Skip the pictures, please, and write out exactly the lines from the opening of the data through the line containing "import seaborn as sns".

→ Recorded data
* * * * * * *

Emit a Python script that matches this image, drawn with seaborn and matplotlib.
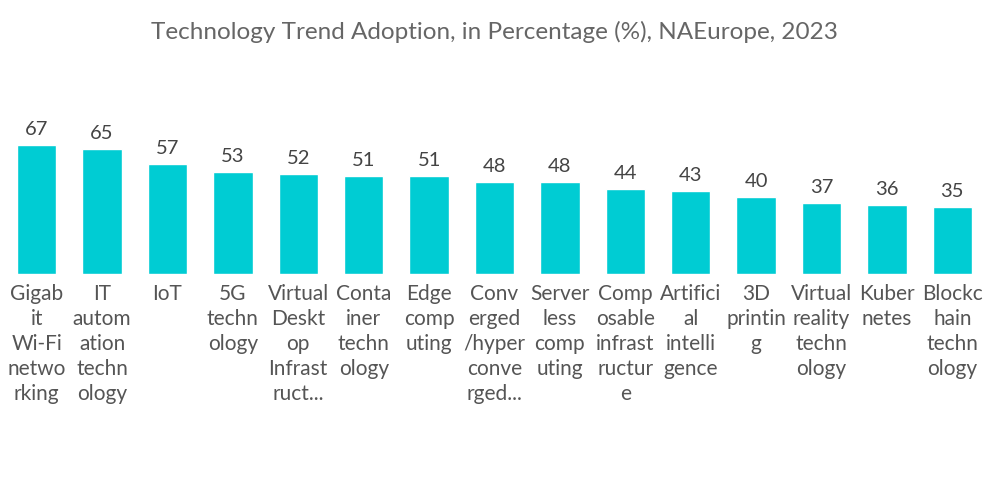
import pandas as pd
import matplotlib
matplotlib.use("Agg")
import matplotlib.pyplot as plt
import seaborn as sns

categories = ["Gigabit Wi-Fi networking", "IT automation technology", "IoT",
              "5G technology", "Virtual Desktop Infrastructure", "Container technology",
              "Edge computing", "Converged/hyperconverged infrastructure",
              "Serverless computing", "Composable infrastructure",
              "Artificial intelligence", "3D printing", "Virtual reality technology",
              "Kubernetes", "Blockchain technology"]
values = [67, 65, 57, 53, 52, 51, 51, 48, 48, 44, 43, 40, 37, 36, 35]
tick_labels = ["Gigab\nit\nWi-Fi\nnetwo\nrking", "IT\nautom\nation\ntechn\nology", "IoT",
               "5G\ntechn\nology", "Virtual\nDeskt\nop\nInfrast\nruct...",
               "Conta\niner\ntechn\nology", "Edge\ncomp\nuting",
               "Conv\nerged\n/hyper\nconve\nrged...", "Server\nless\ncomp\nuting",
               "Comp\nosable\ninfrast\nructur\ne", "Artifici\nal\nintelli\ngence",
               "3D\nprintin\ng", "Virtual\nreality\ntechn\nology", "Kuber\nnetes",
               "Blockc\nhain\ntechn\nology"]

df = pd.DataFrame({"category": categories, "value": values})

sns.set_style("white")
plt.rcParams["font.family"] = ["Lato", "DejaVu Sans"]

fig = plt.figure(figsize=(10, 5.04), dpi=100)
ax = fig.add_axes([0.004, 0.456, 0.981, 0.306])

sns.barplot(data=df, x="category", y="value", color="#00CCD3", width=0.6,
            saturation=1, ax=ax)
ax.set_ylim(0, 80)
ax.bar_label(ax.containers[0], padding=5, fontsize=14.5, color="#444444")

ax.set_xticks(range(len(tick_labels)))
ax.set_xticklabels(tick_labels, fontsize=15, color="#555555", linespacing=1.31,
                   va="top")
ax.tick_params(axis="x", length=0, pad=7)
ax.set_yticks([])
ax.set_xlabel("")
ax.set_ylabel("")
for s in ax.spines.values():
    s.set_visible(False)

fig.suptitle("Technology Trend Adoption, in Percentage (%), NAEurope, 2023",
             fontsize=17.5, color="#666666", y=0.958, x=0.494)

fig.savefig("out.png", dpi=100)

* * * * * * *

→ Output of the task
Emit a Python script that matches this image, drawn with seaborn and matplotlib.
import pandas as pd
import matplotlib
matplotlib.use("Agg")
import matplotlib.pyplot as plt
import seaborn as sns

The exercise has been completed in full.